Some people, even though they're being kind of jerky, I can imagine them reading to a child, or lighting candles at a family dinner, but unfortunately, the best I can do with this guy is picture him in a toga at a fraternity keg party, and it isn’t helping with the sympathy, not even a little.

“I think I’ll go get a person who can answer some of your other questions.” This is two of my last-ditch effort strategies combined: leaving the room, and getting a man to come talk to this person.

I run up to the third floor and find one of the grading people. He’s a big guy, and good at staying calm. People tend to listen to him. “I need a boy-answer, please. Could you come downstairs?”

He does, and says the same thing I’ve been saying, “Yes, you’ll need a permit to legalize the road.”

The same conversation re-starts, but with a slightly different energy, because certain men really like the answers to come from a man. I do the “human sacrifice” trick, and leave those two to discuss it, but it ends pretty quickly, and I don’t hear any more loud “HA HA HA you think there’s fish?!!”

I give R. the shoulder punch when I depart, because he knows I owe him for yet again providing “boy answer.” I guess I’ve been thinking about this for a few days now, because our agency is getting attacked for delivering poor customer service, and it’s a little frustrating. I guess we have different definitions of who the customer is, and different definitions of what service looks like than the people doing the judging.
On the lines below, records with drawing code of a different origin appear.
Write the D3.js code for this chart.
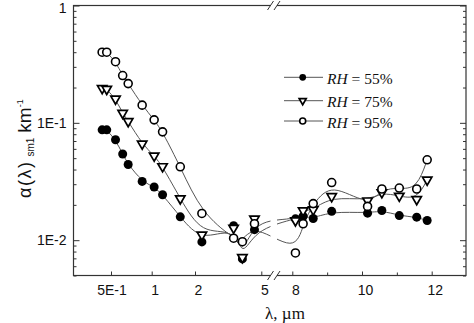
<!DOCTYPE html>
<html>
<head>
<meta charset="utf-8">
<script src="https://cdn.jsdelivr.net/npm/d3@7"></script>
<style>
  html, body { margin: 0; padding: 0; background: #fff; }
  svg { display: block; }
</style>
</head>
<body>
<svg id="chart" width="474" height="323"></svg>
<script>
// Wavelengths (µm) shared by all three humidity series
const wavelengths = [0.43, 0.465, 0.54, 0.61, 0.67, 0.85, 1.04, 1.19, 1.58, 2.2, 3.41, 3.85, 4.55,
                     8.09, 8.31, 8.6, 9.13, 10.16, 10.57, 11.07, 11.57, 11.87];

// Extinction coefficient α(λ), km^-1
const rh55 = [0.0872, 0.0872, 0.0717, 0.0542, 0.0442, 0.0317, 0.0284, 0.0244, 0.0158, 0.00966, 0.0133, 0.00692, 0.0123,
              0.0152, 0.0160, 0.0153, 0.0176, 0.0170, 0.0179, 0.0162, 0.0157, 0.0147];
const rh75 = [0.197, 0.194, 0.160, 0.121, 0.103, 0.0663, 0.0524, 0.0425, 0.0226, 0.0111, 0.0127, 0.00714, 0.0152,
              0.0147, 0.0179, 0.0182, 0.0236, 0.0217, 0.0255, 0.0238, 0.0223, 0.0327];
const rh95 = [0.400, 0.400, 0.332, 0.253, 0.216, 0.1415, 0.106, 0.0838, 0.0422, 0.0169, 0.0104, 0.0097, 0.0138,
              0.00778, 0.0138, 0.0205, 0.031, 0.0194, 0.0273, 0.0278, 0.0273, 0.0484];

const seriesNames = ["55%", "75%", "95%"];

// Axis ticks
const xLeftTicks = [0.5, 1, 2, 5];
const xLeftTickLabels = ["5E-1", "1", "2", "5"];
const xRightTicks = [8, 10, 12];
const xRightTickLabels = ["8", "10", "12"];
const xRightMinor = [9, 11];
const yMajor = [0.01, 0.1, 1];
const yMajorLabels = ["1E-2", "1E-1", "1"];

// ---- layout ----
const L = 73.5, R = 466, T = 5.5, B = 275.5;
const breakL = 270.5, breakR = 277;

const svg = d3.select("#chart");

// Two-segment wavelength axis: log-like spacing up to 5 µm, linear beyond the break
const xLeft = d3.scaleLog().domain([0.5, 1, 2, 5]).range([111, 151.7, 195, 261.3]);
const xRight = d3.scaleLinear().domain([8, 12]).range([292.3, 431.7]);
const x = v => v < 6.5 ? xLeft(v) : xRight(v);

const y = d3.scaleLog().domain([0.005, 1]).range([B, T]);

const yMinor = [];
[0.001, 0.01, 0.1].forEach(dec => { for (let k = 2; k <= 9; k++) { const v = k * dec; if (v >= 0.005 && v < 1) yMinor.push(v); } });

const font = "'Liberation Sans', Arial, sans-serif";
const serif = "'Liberation Serif', 'Times New Roman', serif";
const axisColor = "#333";

// ---- axes ----
function styleAxis(g) {
  g.select(".domain").remove();
  g.selectAll(".tick line").attr("stroke", axisColor).attr("stroke-width", 1);
  g.selectAll(".tick text").attr("fill", "#111").style("font-family", font).style("font-size", "14px");
}

const gyl = svg.append("g").attr("transform", `translate(${L},0)`)
  .call(d3.axisLeft(y).tickValues(yMajor).tickFormat((d, i) => yMajorLabels[i]).tickSizeInner(-6).tickSizeOuter(0).tickPadding(7))
  .call(styleAxis);
// keep the top label inside the canvas
gyl.selectAll(".tick text").filter(d => d === 1).attr("dy", "0.5em");
svg.append("g").attr("transform", `translate(${L},0)`)
  .call(d3.axisLeft(y).tickValues(yMinor).tickFormat("").tickSizeInner(-3).tickSizeOuter(0))
  .call(styleAxis);
svg.append("g").attr("transform", `translate(${R},0)`)
  .call(d3.axisRight(y).tickValues(yMajor).tickFormat("").tickSizeInner(-6).tickSizeOuter(0))
  .call(styleAxis);
svg.append("g").attr("transform", `translate(${R},0)`)
  .call(d3.axisRight(y).tickValues(yMinor).tickFormat("").tickSizeInner(-3).tickSizeOuter(0))
  .call(styleAxis);

const gxl = svg.append("g").attr("transform", `translate(0,${B})`)
  .call(d3.axisBottom(xLeft).tickValues(xLeftTicks).tickFormat((d, i) => xLeftTickLabels[i]).tickSizeInner(-4).tickSizeOuter(0).tickPadding(9.5))
  .call(styleAxis);
gxl.selectAll(".tick text").attr("dx", (d, i) => i === 0 ? 0.5 : 3);
const gxr = svg.append("g").attr("transform", `translate(0,${B})`)
  .call(d3.axisBottom(xRight).tickValues(xRightTicks).tickFormat((d, i) => xRightTickLabels[i]).tickSizeInner(-4).tickSizeOuter(0).tickPadding(9.5))
  .call(styleAxis);
gxr.selectAll(".tick text").attr("dx", 3);
svg.append("g").attr("transform", `translate(0,${B})`)
  .call(d3.axisBottom(xRight).tickValues(xRightMinor).tickFormat("").tickSizeInner(-3).tickSizeOuter(0))
  .call(styleAxis);

// frame
svg.append("rect").attr("x", L).attr("y", T).attr("width", R - L).attr("height", B - T)
  .attr("fill", "none").attr("stroke", axisColor).attr("stroke-width", 1.2);

// ---- curves (smoothed fits), interrupted at the axis break ----
const defs = svg.append("defs");
const clip = defs.append("clipPath").attr("id", "brk");
clip.append("rect").attr("x", L).attr("y", T).attr("width", breakL - L).attr("height", B - T);
clip.append("rect").attr("x", breakR).attr("y", T).attr("width", R - breakR).attr("height", B - T);

const series = [rh55, rh75, rh95].map((vals, i) => ({
  name: seriesNames[i],
  points: wavelengths.map((w, j) => ({ w, v: vals[j] }))
}));

const line = d3.line().x(d => x(d.w)).y(d => y(d.v)).curve(d3.curveBasis);
svg.append("g").attr("clip-path", "url(#brk)")
  .selectAll("path").data(series).join("path")
  .attr("d", d => line(d.points))
  .attr("fill", "none").attr("stroke", "#555").attr("stroke-width", 1);

// ---- markers ----
function drawMarker(g, kind, scale) {
  const s = scale || 1;
  if (kind === 0) {
    g.append("circle").attr("r", 4.5 * s).attr("fill", "#000");
  } else if (kind === 1) {
    g.append("path").attr("d", d3.symbol(d3.symbolTriangle, 38 * s * s)())
      .attr("transform", "rotate(180)")
      .attr("fill", "#fff").attr("stroke", "#000").attr("stroke-width", 1.7);
  } else {
    g.append("circle").attr("r", 4 * s).attr("fill", "#fff").attr("stroke", "#000").attr("stroke-width", 1.6);
  }
}
series.forEach((s, i) => {
  svg.append("g").selectAll("g").data(s.points).join("g")
    .attr("transform", d => `translate(${x(d.w)},${y(d.v)})`)
    .each(function () { drawMarker(d3.select(this), i); });
});

// ---- axis break marks ----
[T, B].forEach(yy => {
  svg.append("line").attr("x1", breakL).attr("x2", breakR).attr("y1", yy).attr("y2", yy)
    .attr("stroke", "#fff").attr("stroke-width", 3);
  [breakL, breakR].forEach(xx => {
    svg.append("line").attr("x1", xx - 3).attr("y1", yy + 4.5).attr("x2", xx + 3).attr("y2", yy - 4.5)
      .attr("stroke", axisColor).attr("stroke-width", 1);
  });
});

// ---- legend ----
const legendRows = [77.3, 100.7, 121];
series.forEach((s, i) => {
  const g = svg.append("g").attr("transform", `translate(0,${legendRows[i]})`);
  g.append("line").attr("x1", 284).attr("x2", 323).attr("stroke", "#555").attr("stroke-width", 1);
  const m = g.append("g").attr("transform", "translate(302.7,0)");
  drawMarker(m, i, 0.75);
  const t = g.append("text").attr("x", 327).attr("y", 6.5)
    .style("font-family", serif).style("font-size", "15.5px").attr("fill", "#111");
  t.append("tspan").style("font-style", "italic").text("RH");
  t.append("tspan").text(" = " + s.name);
});

// ---- axis titles ----
svg.append("text").attr("x", 285).attr("y", 319).attr("text-anchor", "middle")
  .style("font-family", serif).style("font-size", "17px").attr("fill", "#111")
  .text("λ, µm");

const yt = svg.append("text")
  .attr("transform", "translate(31,198) rotate(-90)")
  .style("font-family", font).attr("fill", "#111");
yt.append("tspan").style("font-size", "18px").attr("letter-spacing", "1.5px").text("α(λ)");
yt.append("tspan").style("font-size", "10px").attr("dx", 4).attr("dy", 3).text("sm1");
yt.append("tspan").style("font-size", "19px").attr("dx", 5).attr("dy", -3).text("km");
yt.append("tspan").style("font-size", "9px").attr("dy", -8).text("-1");
</script>
</body>
</html>
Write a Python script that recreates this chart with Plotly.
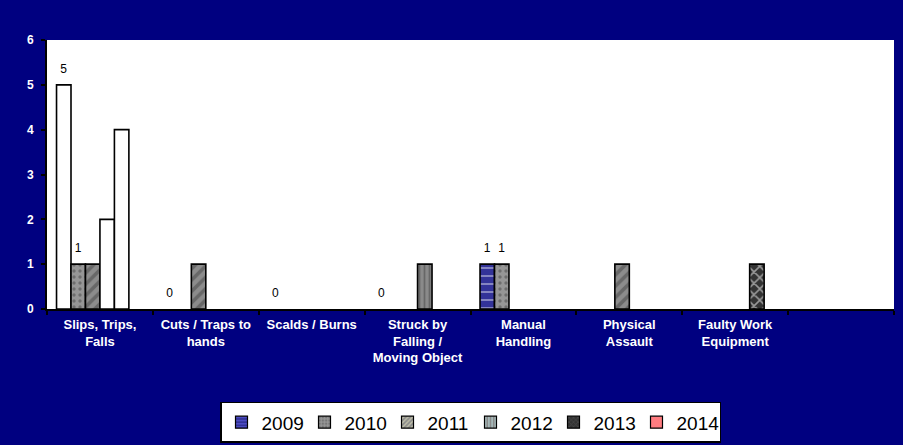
import plotly.graph_objects as go

categories = ["Slips, Trips,<br>Falls", "Cuts / Traps to<br>hands", "Scalds / Burns",
              "Struck by<br>Falling /<br>Moving Object", "Manual<br>Handling",
              "Physical<br>Assault", "Faulty Work<br>Equipment", " "]
years = ["2009", "2010", "2011", "2012", "2013", "2014"]
v2009 = [5, 0, 0, 0, 1, None, None, None]
v2010 = [1, None, None, None, 1, None, None, None]
v2011 = [1, 1, None, None, None, 1, None, None]
v2012 = [2, None, None, 1, None, None, None, None]
v2013 = [4, None, None, None, None, None, 1, None]
v2014 = [None] * 8
labelled = {"2009": True, "2010": True}

styles = {
    "2009": dict(bg="#333399", fg="#7070ff", shape="-", size=8, sol=0.2),
    "2010": dict(bg="#969696", fg="#555555", shape=".", size=6, sol=0.25),
    "2011": dict(bg="#8c8c8c", fg="#ffffcc", shape="/", size=8, sol=0.45),
    "2012": dict(bg="#8a8a8a", fg="#ccffff", shape="|", size=5, sol=0.35),
    "2013": dict(bg="#333333", fg="#5a5a5a", shape="x", size=8, sol=0.35),
    "2014": dict(bg="#ff7c80", fg="#ff7c80", shape="", size=8, sol=0.3),
}
series = {"2009": v2009, "2010": v2010, "2011": v2011,
          "2012": v2012, "2013": v2013, "2014": v2014}

fig = go.Figure()
for yr in years:
    vals = series[yr]
    st = styles[yr]
    # values > 1 render as plain white bars in the reference
    colors = ["white" if (v is not None and v > 1) else st["bg"] for v in vals]
    shapes = ["" if (v is not None and v > 1) else st["shape"] for v in vals]
    lw = [0 if v == 0 else 1.6 for v in vals]
    text = None
    if labelled.get(yr):
        text = [("<span style='font-size:12px'>%d</span><br> " % v) if v is not None else ""
                for v in vals]
    fig.add_trace(go.Bar(
        x=categories, y=vals, name=yr, offsetgroup=yr, showlegend=False,
        marker=dict(color=colors, line=dict(color="black", width=lw),
                    pattern=dict(shape=shapes, fgcolor=st["fg"], size=st["size"],
                                 solidity=st["sol"])),
        text=text, textposition="outside", cliponaxis=False, constraintext="none",
        textfont=dict(family="Liberation Sans", size=6, color="black"),
        outsidetextfont=dict(family="Liberation Sans", size=6, color="black"),
        hoverinfo="skip",
    ))
    # legend entry
    fig.add_trace(go.Bar(
        x=[categories[0]], y=[None], name=yr, offsetgroup=yr, showlegend=True,
        marker=dict(color=st["bg"], line=dict(color="black", width=1.2),
                    pattern=dict(shape=st["shape"], fgcolor=st["fg"], size=4,
                                 solidity=0.4)),
    ))

fig.update_layout(
    width=903, height=445,
    margin=dict(l=47, r=9, t=40, b=136, autoexpand=False),
    paper_bgcolor="#000080", plot_bgcolor="white",
    barmode="group", bargap=0.18, bargroupgap=0,
    font=dict(family="Liberation Sans", color="white"),
    showlegend=True,
    legend=dict(orientation="h", x=0.5, xanchor="center", y=-0.345, yanchor="top",
                bgcolor="white", bordercolor="black", borderwidth=1.5,
                font=dict(family="Liberation Sans", size=19, color="black"),
                itemwidth=30, tracegroupgap=0, entrywidth=38),
    xaxis=dict(showline=True, linecolor="black", linewidth=2, ticks="outside",
               tickson="boundaries", ticklen=4, tickcolor="black", tickwidth=2,
               tickfont=dict(family="Liberation Sans", size=13, color="white", weight="bold"),
               showgrid=False, fixedrange=True, ticklabelstandoff=2),
    yaxis=dict(range=[0, 6], dtick=1, showline=True, linecolor="black", linewidth=2,
               ticks="outside", ticklen=4, tickcolor="black", tickwidth=2,
               tickfont=dict(family="Liberation Sans", size=12, color="white", weight="bold"),
               showgrid=False, zeroline=False, ticklabelstandoff=5, fixedrange=True),
)

fig.write_html("out.html", config={"displayModeBar": False},
               post_script="document.body.style.margin='0';")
But I’m also amazed and disappointed that there’s still this weird gender thing, where some men, men who are young enough to know better, really don’t want to get information from women. Grr, I was hoping it would be different for my daughter…

Thanks for enduring this whiny little post.


  1. I'm so glad you do what you do. I would be terrible at that job; I imagine that any encounter with someone like that would end in a fist fight and a bloody nose (mine).